Given to my Intro to Shakespeare students and now y’all. (Sorry, leaving out the bit where I show how to listen for stresses, and mark them, or show them rather they already know how to listen for stresses, just don’t know they do.)
And here we go. The baseline foot of iambic meter is the iamb: x /
(marking unaccented syllables x, accented syllables / )
The most common variation in an iambic meter is the trochee: / x
Other common substitutions in an iambic meter are
the anapest x x /
the spondee / /
Occasionally you’ll see the pyrrhic x x and it’s usually paired with the spondee like so x x / / and that’s sometimes also called a double iamb.
Only other foot possible, in English, is the dactyl / x x and you won’t see it in an iambic line. If you do you’ve grouped the stresses wrong. Erase your foot divisions and start over, remembering to maximize the number of iambs.
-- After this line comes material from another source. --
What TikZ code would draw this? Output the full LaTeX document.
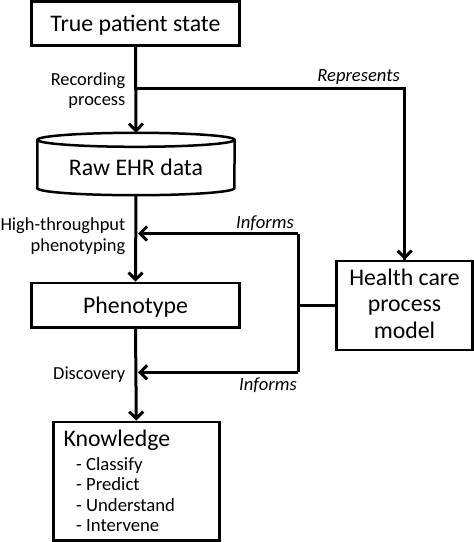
\documentclass[tikz,border=0pt]{standalone}
\usepackage{fontspec}
\setmainfont{Carlito}
\usetikzlibrary{arrows.meta}
\begin{document}
\begin{tikzpicture}[x=1pt,y=-1pt,
  big/.style={font=\fontsize{23.8}{26.7}\selectfont},
  box/.style={draw, line width=2.5pt, inner sep=0pt, big, align=center, text depth=0pt},
  conn/.style={line width=3pt},
  arr/.style={conn, -{Straight Barb[length=7pt,width=14pt]}},
  lab/.style={font=\fontsize{18.4}{21}\selectfont, inner sep=0pt, anchor=base east},
  ilab/.style={font=\fontsize{18.6}{21}\selectfont\itshape, inner sep=0pt, anchor=base east},
  item/.style={font=\fontsize{18.7}{21}\selectfont, inner sep=0pt, anchor=base west},
  htext/.style={big, inner sep=0pt, anchor=base},
]
\useasboundingbox (0,0) rectangle (474,542);
% nodes
\node[box, minimum width=208pt, minimum height=44pt, text height=16.8pt] (tps) at (135.5,23.3) {True patient state};
\node[inner sep=0pt, minimum width=197pt, minimum height=62pt, big, text height=22pt, text depth=0pt] (raw) at (136,164) {Raw EHR data};
\draw[line width=2.5pt] (raw.north) ++(0,7) ellipse [x radius=98.5pt, y radius=7pt];
\draw[line width=2.5pt] ([yshift=-7pt]raw.north west) -- ([yshift=7pt]raw.south west)
  arc[start angle=180, end angle=360, x radius=98.5pt, y radius=7pt] -- ([yshift=-7pt]raw.north east);
\node[box, minimum width=208pt, minimum height=44.7pt, text height=16pt] (pheno) at (135.5,305.3) {Phenotype};
\node[draw, line width=2.5pt, minimum width=136pt, minimum height=89pt] (health) at (404.7,305.5) {};
\node[htext] (h1) at (404.5,285) {Health care};
\node[htext] (h2) at (404.5,311.7) {process};
\node[htext] (h3) at (404.5,338.3) {model};
\node[draw, line width=2.5pt, minimum width=166pt, minimum height=118.5pt] (know) at (136.3,481.2) {};
\node[big, inner sep=0pt, anchor=base west] (kt) at (63.3,446.7) {Knowledge};
\node[item] (k1) at (76,470) {- Classify};
\node[item] (k2) at (76,490.5) {- Predict};
\node[item] (k3) at (76,511) {- Understand};
\node[item] (k4) at (76,531.5) {- Intervene};
% coordinates
\coordinate (mj) at (135.5,88.3);
\coordinate (jt) at (298.3,233.5);
\coordinate (jb) at (298.3,372.3);
\coordinate (mt) at (138,233.5);
\coordinate (mb) at (138,372.3);
% connectors
\draw[arr] (tps.south) -- (raw.north);
\draw[conn] (mj) -| (health.north);
\draw[arr] (health.north |- 0,250) -- (health.north);
\draw[arr] (raw.south) -- (pheno.north);
\draw[arr] (pheno.south) -- (know.north);
\draw[conn] (jt) -- (jb);
\draw[arr] (jt) -- (mt);
\draw[arr] (jb) -- (mb);
\draw[conn] (health.west) -- (jt |- health.west);
% labels
\node[lab] (l1a) at (125.5,85.7) {Recording};
\node[lab] (l1b) at (125.5,105.7) {process};
\node[ilab] (l2) at (400,81.7) {Represents};
\node[lab] (l3a) at (125.5,230.7) {High-throughput};
\node[lab] (l3b) at (125.5,251.7) {phenotyping};
\node[ilab] (l4) at (294,228.3) {Informs};
\node[lab] (l5) at (125.5,379.3) {Discovery};
\node[ilab] (l6) at (297,390.7) {Informs};
\end{tikzpicture}
\end{document}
Similarly, if you come up with this x / x or this / x / as a foot, you’ve gone astray somewhere, unless you’re scanning Greek or Latin verse for quantity, which you ain’t. Back up and start over.
Sometimes at the end of a line you’ll have an extra unstressed syllable, and want to join it to the final iamb to make a foot like this x / x don’t. Leave it there. It’s not lonely, it’s a syllable, not a kitten. If you see a kitten, rescue it.
Moves to watch for, and effects they’re thought to have. An initial trochee
Whether ’tis nobler in the mind to suffer
creates emphasis by leaning into the words to come. A mid- or end-line anapest can lend speed, momentum, naturalness –
x x /
The heart-ache and the thousand natural shocks
A spondee creates emphasis a bit differently than the trochee,
No more – and by a sleep to say we end
pounding its fist on the words right at hand. The pyrrhic-spondee pairing (double iamb)
x x / /
with a bare bodkin? who would fardels bare?
is an interesting move, softening, yielding, then hitting hard. Take a look at this moment in Hamlet’s monologue; can you discern what the variation does, here? How would you perform it?
Last thing, we sometimes see trochaic meters in these plays – songs and spells, mostly. Trochee world is Bizarro world – English is biased to the iambic, so when you go trochaic, you go to the strange. In a trochaic meter, iambs are the most common substitution, and feel like an unexpected or unaccustomed softening. No anapests here but dactyls have become possible. Spondees and pyrrhics rock on, as before.
To review (and add a little). Feet that make the basis for meters in the plays:
iamb x /
trochee / x
Feet that can be variations in those meters:
anapest x x /
dactyl / x x
spondee / /
pyrrhic x x
How to describe the length of a line
one foot monometer four feet tetrameter
two feet dimeter five feet pentameter
three feet trimeter six feet hexameter
To give a full description of the meter of a line, identify the baseline meter (dominant foot and number of feet) and any substitutions. E.g., “iambic pentameter with a spondee in the fourth foot” or “trochaic tetrameter with a dactyl in the third foot.”
The marks, the terms, are a pain, I know, but they’re a means to an end. A violinist doesn’t learn to read sheet music so she can read sheet music. She learns it so she can play a Bach concerto.
Lastly, note we’re marking meter here, not rhythm, which is a subtler business altogether. There’s a way to mark it but we’re not going there. Fortunately, as speakers of English, you live in its rhythms as fishes in water, so just trust your sense of the character as a living human being, speaking to others the same. The meter is in there, lending order quietly, almost invisibly. When reading these lines, don’t be a robot, be a person.